Geometric versus arithmetic and harmonic averages

Each type of mean has a specific use. The arithmetic mean is best for additive data such as total units or incomes. The geometric mean is best for multiplicative data, ratios, and compound growth. The harmonic mean is best for rates where the denominator varies, such as average speed or price per unit when quantities differ. A quick comparison is helpful:

  • Arithmetic mean – sum of values divided by count, best for totals.
  • Geometric mean – nth root of the product, best for compounded change.
  • Harmonic mean – count divided by the sum of reciprocals, best for rates.

When in doubt, ask whether the underlying process is additive or multiplicative. If each period builds on the last one, use the geometric average. If each period adds a standalone amount, use the arithmetic average.

Common mistakes and practical tips

The geometric mean is powerful, but it is easy to misuse if you skip key details. The most common mistakes are mixing negative values, forgetting to convert percent rates into multipliers, and treating a geometric mean as a linear predictor. Use the following best practices:

  • Always check that the dataset contains only positive values.
  • When working with percent growth, use multipliers and convert back to percent at the end.
  • Use logs for large datasets to avoid overflow and rounding error.
  • Report the number of periods so readers understand the compounding horizon.
  • Pair the geometric average with the arithmetic average when explaining volatility.

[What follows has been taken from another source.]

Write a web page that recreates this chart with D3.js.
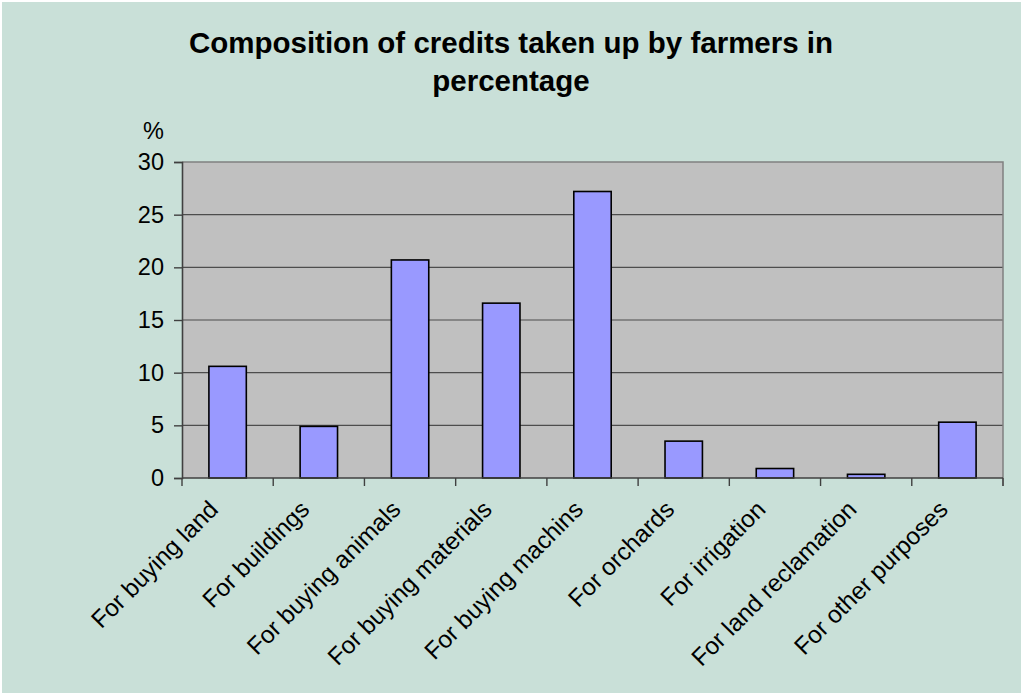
<!DOCTYPE html>
<html>
<head>
<meta charset="utf-8">
<script src="https://cdn.jsdelivr.net/npm/d3@7/dist/d3.min.js"></script>
<style>
  html, body { margin: 0; padding: 0; background: #ffffff; }
  svg { display: block; }
  text { font-family: "Liberation Sans", Arial, sans-serif; fill: #000; }
</style>
</head>
<body>
<svg id="chart" width="1021" height="695"></svg>
<script>
// Share of farm credits by purpose (%)
const categories = [
  "For buying land", "For buildings", "For buying animals", "For buying materials",
  "For buying machins", "For orchards", "For irrigation", "For land reclamation",
  "For other purposes"
];
const values = [10.6, 4.9, 20.7, 16.6, 27.2, 3.5, 0.9, 0.35, 5.3];
const yTicks = [0, 5, 10, 15, 20, 25, 30];
const titleLines = ["Composition of credits taken up by farmers in", "percentage"];
const unitLabel = "%";

const W = 1021, H = 695;
const plot = { left: 182, right: 1003, top: 162, bottom: 478 };

const svg = d3.select("#chart");

// chart area background
svg.append("rect")
  .attr("x", 2).attr("y", 2)
  .attr("width", W - 2).attr("height", H - 4)
  .attr("fill", "#c9e0d8");

const x = d3.scaleBand()
  .domain(categories)
  .range([plot.left, plot.right])
  .paddingInner(0.59)
  .paddingOuter(0.295);

const y = d3.scaleLinear()
  .domain([0, 30])
  .range([plot.bottom, plot.top]);

// plot background
svg.append("rect")
  .attr("x", plot.left).attr("y", plot.top)
  .attr("width", plot.right - plot.left)
  .attr("height", plot.bottom - plot.top)
  .attr("fill", "#c0c0c0");

// horizontal gridlines
svg.append("g")
  .selectAll("line")
  .data(yTicks.filter(d => d > 0 && d < 30))
  .join("line")
  .attr("x1", plot.left).attr("x2", plot.right)
  .attr("y1", d => y(d)).attr("y2", d => y(d))
  .attr("stroke", "#4d4d4d")
  .attr("stroke-width", 1.2);

// top and right border
svg.append("path")
  .attr("d", `M${plot.left},${plot.top}H${plot.right}V${plot.bottom + 8}`)
  .attr("fill", "none")
  .attr("stroke", "#808080")
  .attr("stroke-width", 1.5);

// bars
svg.append("g")
  .selectAll("rect")
  .data(values)
  .join("rect")
  .attr("x", (d, i) => x(categories[i]))
  .attr("y", d => y(d))
  .attr("width", x.bandwidth())
  .attr("height", d => y(0) - y(d))
  .attr("fill", "#9999ff")
  .attr("stroke", "#000")
  .attr("stroke-width", 1.6);

// y axis
const yAxis = d3.axisLeft(y)
  .tickValues(yTicks)
  .tickSize(8)
  .tickPadding(10)
  .tickFormat(d3.format("d"));
const gy = svg.append("g")
  .attr("transform", `translate(${plot.left},0)`)
  .call(yAxis);
gy.select(".domain").attr("stroke", "#404040").attr("stroke-width", 1.6);
gy.selectAll(".tick line").attr("stroke", "#404040").attr("stroke-width", 1.4);
gy.selectAll(".tick text")
  .attr("font-size", 23.5)
  .attr("font-family", "Liberation Sans, Arial, sans-serif")
  .attr("fill", "#000");

// x axis: ticks sit at the band boundaries
const boundaries = categories.map(c => x(c) - x.step() * x.paddingInner() / 2);
boundaries.push(plot.right);
const gx = svg.append("g");
gx.append("line")
  .attr("x1", plot.left).attr("x2", plot.right)
  .attr("y1", plot.bottom).attr("y2", plot.bottom)
  .attr("stroke", "#404040").attr("stroke-width", 1.6);
gx.selectAll("line.tk")
  .data(boundaries)
  .join("line")
  .attr("class", "tk")
  .attr("x1", d => d).attr("x2", d => d)
  .attr("y1", plot.bottom).attr("y2", plot.bottom + 8)
  .attr("stroke", "#404040").attr("stroke-width", 1.4);

// rotated category labels
gx.selectAll("text")
  .data(categories)
  .join("text")
  .attr("transform", d => `translate(${x(d) + x.bandwidth() / 2 - 8},${plot.bottom + 33}) rotate(-45)`)
  .attr("text-anchor", "end")
  .attr("font-size", 24.3)
  .text(d => d);

// unit label
svg.append("text")
  .attr("x", 164).attr("y", 139)
  .attr("text-anchor", "end")
  .attr("font-size", 23.5)
  .text(unitLabel);

// title
svg.append("g")
  .selectAll("text")
  .data(titleLines)
  .join("text")
  .attr("x", 511)
  .attr("y", (d, i) => 53 + i * 38)
  .attr("text-anchor", "middle")
  .attr("font-size", 29.5)
  .attr("font-weight", "bold")
  .text(d => d);
</script>
</body>
</html>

In financial analysis, a clear explanation builds trust. For example, if a fund advertises a 10 year average return, confirm whether it is an arithmetic or geometric average. The geometric average is the truer representation of actual investor experience, because it captures the compound path.

How this calculator applies the method

The calculator above follows the same textbook process. It parses your input list, validates that the values are positive, converts growth rates into multipliers, multiplies the series, and then takes the nth root. For growth rates, it subtracts 1 and reports the result as a percent. The chart makes it easier to see how the geometric mean sits among your data values. You can use this to compare the typical growth factor to the individual observations, or to explain why a volatile series produces a geometric average lower than its arithmetic counterpart.

Summary and final checklist

The geometric average answers a specific question: what constant factor would produce the same total change as a sequence of multiplicative values. It is essential for long term growth analysis, index construction, and performance reporting. To calculate it correctly, make sure your inputs are positive, convert rates into multipliers, multiply them together, take the nth root, and convert back to a percent if needed. If you want more background on the theory, the NIST statistics handbook and university level statistics resources provide formal definitions and proofs. The geometric mean is simple in formula, but it carries deep meaning in how systems evolve over time.